Code that draws figures:
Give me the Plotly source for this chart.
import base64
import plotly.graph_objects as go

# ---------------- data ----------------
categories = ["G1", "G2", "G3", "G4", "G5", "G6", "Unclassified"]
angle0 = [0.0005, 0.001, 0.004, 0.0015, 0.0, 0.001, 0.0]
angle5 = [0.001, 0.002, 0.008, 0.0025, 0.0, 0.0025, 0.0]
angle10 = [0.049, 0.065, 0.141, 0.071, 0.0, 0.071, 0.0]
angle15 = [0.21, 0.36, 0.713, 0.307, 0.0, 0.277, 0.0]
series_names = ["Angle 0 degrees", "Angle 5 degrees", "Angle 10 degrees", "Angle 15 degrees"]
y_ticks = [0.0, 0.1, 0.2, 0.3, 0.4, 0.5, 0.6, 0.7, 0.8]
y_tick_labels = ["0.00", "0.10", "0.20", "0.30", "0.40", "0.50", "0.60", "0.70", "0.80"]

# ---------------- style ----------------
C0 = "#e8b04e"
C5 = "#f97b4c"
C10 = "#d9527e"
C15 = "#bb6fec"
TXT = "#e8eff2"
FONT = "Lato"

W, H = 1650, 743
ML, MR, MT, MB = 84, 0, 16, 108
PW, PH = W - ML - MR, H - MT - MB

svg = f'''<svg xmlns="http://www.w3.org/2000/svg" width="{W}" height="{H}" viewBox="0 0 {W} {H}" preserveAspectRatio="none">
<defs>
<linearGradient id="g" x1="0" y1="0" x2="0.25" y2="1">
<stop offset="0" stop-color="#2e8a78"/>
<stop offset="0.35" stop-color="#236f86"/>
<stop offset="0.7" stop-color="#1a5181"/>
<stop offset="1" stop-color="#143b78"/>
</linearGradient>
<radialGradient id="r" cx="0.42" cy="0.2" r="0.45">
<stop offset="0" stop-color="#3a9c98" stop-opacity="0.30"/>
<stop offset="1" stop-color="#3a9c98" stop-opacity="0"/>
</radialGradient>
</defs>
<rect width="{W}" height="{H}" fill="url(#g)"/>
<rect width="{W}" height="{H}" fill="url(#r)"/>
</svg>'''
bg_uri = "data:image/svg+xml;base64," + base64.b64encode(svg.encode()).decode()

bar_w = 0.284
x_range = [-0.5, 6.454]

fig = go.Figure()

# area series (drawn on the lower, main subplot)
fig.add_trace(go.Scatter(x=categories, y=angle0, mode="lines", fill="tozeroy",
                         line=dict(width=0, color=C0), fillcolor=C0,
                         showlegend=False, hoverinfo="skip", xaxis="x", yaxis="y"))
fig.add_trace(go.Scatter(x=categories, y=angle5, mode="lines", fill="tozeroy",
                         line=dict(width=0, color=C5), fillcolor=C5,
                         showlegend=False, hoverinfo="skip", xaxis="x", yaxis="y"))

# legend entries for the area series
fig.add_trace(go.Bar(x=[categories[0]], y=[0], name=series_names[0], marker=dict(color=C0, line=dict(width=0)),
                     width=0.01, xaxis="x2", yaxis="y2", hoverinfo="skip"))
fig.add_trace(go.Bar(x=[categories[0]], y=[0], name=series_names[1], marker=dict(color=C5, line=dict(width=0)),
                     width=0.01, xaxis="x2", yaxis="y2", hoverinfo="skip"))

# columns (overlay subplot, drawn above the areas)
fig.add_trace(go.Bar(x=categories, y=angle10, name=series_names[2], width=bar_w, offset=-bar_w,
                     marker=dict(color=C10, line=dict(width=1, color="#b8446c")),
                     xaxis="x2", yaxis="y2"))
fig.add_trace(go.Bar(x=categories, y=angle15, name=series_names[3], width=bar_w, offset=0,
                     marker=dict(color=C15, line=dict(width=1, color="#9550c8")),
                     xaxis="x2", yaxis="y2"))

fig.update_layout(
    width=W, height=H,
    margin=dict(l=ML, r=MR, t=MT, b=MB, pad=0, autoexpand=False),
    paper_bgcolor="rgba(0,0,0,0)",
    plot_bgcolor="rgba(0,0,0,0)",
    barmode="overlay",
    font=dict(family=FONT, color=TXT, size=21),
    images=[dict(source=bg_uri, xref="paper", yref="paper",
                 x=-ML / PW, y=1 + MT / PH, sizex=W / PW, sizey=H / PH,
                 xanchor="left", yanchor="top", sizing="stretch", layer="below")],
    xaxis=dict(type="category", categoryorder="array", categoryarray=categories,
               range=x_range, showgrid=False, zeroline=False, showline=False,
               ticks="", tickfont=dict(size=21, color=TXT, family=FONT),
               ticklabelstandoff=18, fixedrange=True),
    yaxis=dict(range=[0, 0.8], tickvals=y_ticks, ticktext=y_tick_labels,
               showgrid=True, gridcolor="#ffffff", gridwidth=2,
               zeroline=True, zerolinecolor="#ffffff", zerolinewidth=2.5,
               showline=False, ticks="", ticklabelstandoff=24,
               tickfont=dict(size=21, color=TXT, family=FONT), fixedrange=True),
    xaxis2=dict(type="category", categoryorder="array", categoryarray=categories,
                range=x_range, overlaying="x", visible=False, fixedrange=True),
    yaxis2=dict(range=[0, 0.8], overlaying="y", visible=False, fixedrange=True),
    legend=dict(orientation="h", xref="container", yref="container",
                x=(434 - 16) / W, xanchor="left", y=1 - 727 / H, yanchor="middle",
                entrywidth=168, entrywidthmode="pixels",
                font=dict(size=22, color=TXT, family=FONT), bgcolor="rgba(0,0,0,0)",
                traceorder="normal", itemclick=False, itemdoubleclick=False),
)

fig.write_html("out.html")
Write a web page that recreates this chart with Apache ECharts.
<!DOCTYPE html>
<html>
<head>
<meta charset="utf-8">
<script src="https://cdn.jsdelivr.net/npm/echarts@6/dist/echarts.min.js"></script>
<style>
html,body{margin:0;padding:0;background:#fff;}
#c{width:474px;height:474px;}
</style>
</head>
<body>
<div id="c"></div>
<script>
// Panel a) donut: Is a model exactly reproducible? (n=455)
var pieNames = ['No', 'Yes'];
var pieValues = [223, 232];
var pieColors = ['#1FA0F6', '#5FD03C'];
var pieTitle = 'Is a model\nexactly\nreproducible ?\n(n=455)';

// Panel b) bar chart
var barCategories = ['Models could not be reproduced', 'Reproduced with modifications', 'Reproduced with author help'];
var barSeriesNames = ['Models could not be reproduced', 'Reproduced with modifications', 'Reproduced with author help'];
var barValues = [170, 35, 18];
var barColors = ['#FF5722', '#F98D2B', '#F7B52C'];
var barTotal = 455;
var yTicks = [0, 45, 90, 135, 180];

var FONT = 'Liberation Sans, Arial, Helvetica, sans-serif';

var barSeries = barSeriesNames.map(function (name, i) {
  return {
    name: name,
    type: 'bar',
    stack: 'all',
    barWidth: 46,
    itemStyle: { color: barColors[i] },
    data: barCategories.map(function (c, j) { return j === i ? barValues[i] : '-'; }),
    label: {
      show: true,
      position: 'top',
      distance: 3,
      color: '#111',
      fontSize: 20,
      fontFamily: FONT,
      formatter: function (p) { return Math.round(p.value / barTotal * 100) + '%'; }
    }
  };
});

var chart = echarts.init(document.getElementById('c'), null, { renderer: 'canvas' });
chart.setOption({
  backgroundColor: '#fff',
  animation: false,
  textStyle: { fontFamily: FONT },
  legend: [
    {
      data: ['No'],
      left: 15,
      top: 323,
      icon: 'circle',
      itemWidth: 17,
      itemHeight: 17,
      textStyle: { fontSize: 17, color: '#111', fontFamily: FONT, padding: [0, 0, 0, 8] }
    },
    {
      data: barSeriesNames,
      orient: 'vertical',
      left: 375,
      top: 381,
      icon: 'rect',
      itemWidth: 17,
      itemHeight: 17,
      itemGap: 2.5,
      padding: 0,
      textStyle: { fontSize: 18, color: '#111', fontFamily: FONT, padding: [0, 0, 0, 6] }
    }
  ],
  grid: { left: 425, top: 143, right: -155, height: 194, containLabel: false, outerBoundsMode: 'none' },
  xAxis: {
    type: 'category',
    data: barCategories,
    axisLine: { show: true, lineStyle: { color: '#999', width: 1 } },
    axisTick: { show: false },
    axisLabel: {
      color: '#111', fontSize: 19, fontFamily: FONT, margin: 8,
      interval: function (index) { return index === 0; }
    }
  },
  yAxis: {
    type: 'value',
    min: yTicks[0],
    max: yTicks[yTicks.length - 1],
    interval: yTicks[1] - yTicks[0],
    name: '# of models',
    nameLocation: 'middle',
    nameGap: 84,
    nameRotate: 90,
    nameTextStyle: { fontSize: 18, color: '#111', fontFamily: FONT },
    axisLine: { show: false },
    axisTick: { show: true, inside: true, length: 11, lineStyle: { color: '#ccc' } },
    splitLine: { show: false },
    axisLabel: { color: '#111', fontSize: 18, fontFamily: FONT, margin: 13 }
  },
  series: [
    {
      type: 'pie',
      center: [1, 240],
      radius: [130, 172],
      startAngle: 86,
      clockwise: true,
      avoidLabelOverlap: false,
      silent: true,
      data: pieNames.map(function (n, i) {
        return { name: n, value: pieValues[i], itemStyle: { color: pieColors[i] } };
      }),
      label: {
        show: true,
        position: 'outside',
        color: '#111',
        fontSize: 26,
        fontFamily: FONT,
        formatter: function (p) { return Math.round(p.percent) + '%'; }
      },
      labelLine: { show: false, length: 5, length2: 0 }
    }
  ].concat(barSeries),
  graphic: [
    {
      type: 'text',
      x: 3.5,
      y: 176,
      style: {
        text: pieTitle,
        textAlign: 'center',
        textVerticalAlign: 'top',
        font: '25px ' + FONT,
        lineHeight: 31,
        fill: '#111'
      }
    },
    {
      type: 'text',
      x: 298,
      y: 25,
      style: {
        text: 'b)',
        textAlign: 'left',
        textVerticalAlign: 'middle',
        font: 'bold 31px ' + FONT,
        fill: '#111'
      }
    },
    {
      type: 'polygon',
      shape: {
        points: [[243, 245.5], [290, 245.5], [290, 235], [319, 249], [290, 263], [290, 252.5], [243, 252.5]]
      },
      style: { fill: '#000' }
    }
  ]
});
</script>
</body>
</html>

**TASK PROMPT**
Everything from the first line through the line containing "fig = go.Figure()" should be quoted exactly, and nothing beyond it.

**RESPONSE**
Give me the Plotly source for this chart.
import base64
import plotly.graph_objects as go

# ---------------- data ----------------
categories = ["G1", "G2", "G3", "G4", "G5", "G6", "Unclassified"]
angle0 = [0.0005, 0.001, 0.004, 0.0015, 0.0, 0.001, 0.0]
angle5 = [0.001, 0.002, 0.008, 0.0025, 0.0, 0.0025, 0.0]
angle10 = [0.049, 0.065, 0.141, 0.071, 0.0, 0.071, 0.0]
angle15 = [0.21, 0.36, 0.713, 0.307, 0.0, 0.277, 0.0]
series_names = ["Angle 0 degrees", "Angle 5 degrees", "Angle 10 degrees", "Angle 15 degrees"]
y_ticks = [0.0, 0.1, 0.2, 0.3, 0.4, 0.5, 0.6, 0.7, 0.8]
y_tick_labels = ["0.00", "0.10", "0.20", "0.30", "0.40", "0.50", "0.60", "0.70", "0.80"]

# ---------------- style ----------------
C0 = "#e8b04e"
C5 = "#f97b4c"
C10 = "#d9527e"
C15 = "#bb6fec"
TXT = "#e8eff2"
FONT = "Lato"

W, H = 1650, 743
ML, MR, MT, MB = 84, 0, 16, 108
PW, PH = W - ML - MR, H - MT - MB

svg = f'''<svg xmlns="http://www.w3.org/2000/svg" width="{W}" height="{H}" viewBox="0 0 {W} {H}" preserveAspectRatio="none">
<defs>
<linearGradient id="g" x1="0" y1="0" x2="0.25" y2="1">
<stop offset="0" stop-color="#2e8a78"/>
<stop offset="0.35" stop-color="#236f86"/>
<stop offset="0.7" stop-color="#1a5181"/>
<stop offset="1" stop-color="#143b78"/>
</linearGradient>
<radialGradient id="r" cx="0.42" cy="0.2" r="0.45">
<stop offset="0" stop-color="#3a9c98" stop-opacity="0.30"/>
<stop offset="1" stop-color="#3a9c98" stop-opacity="0"/>
</radialGradient>
</defs>
<rect width="{W}" height="{H}" fill="url(#g)"/>
<rect width="{W}" height="{H}" fill="url(#r)"/>
</svg>'''
bg_uri = "data:image/svg+xml;base64," + base64.b64encode(svg.encode()).decode()

bar_w = 0.284
x_range = [-0.5, 6.454]

fig = go.Figure()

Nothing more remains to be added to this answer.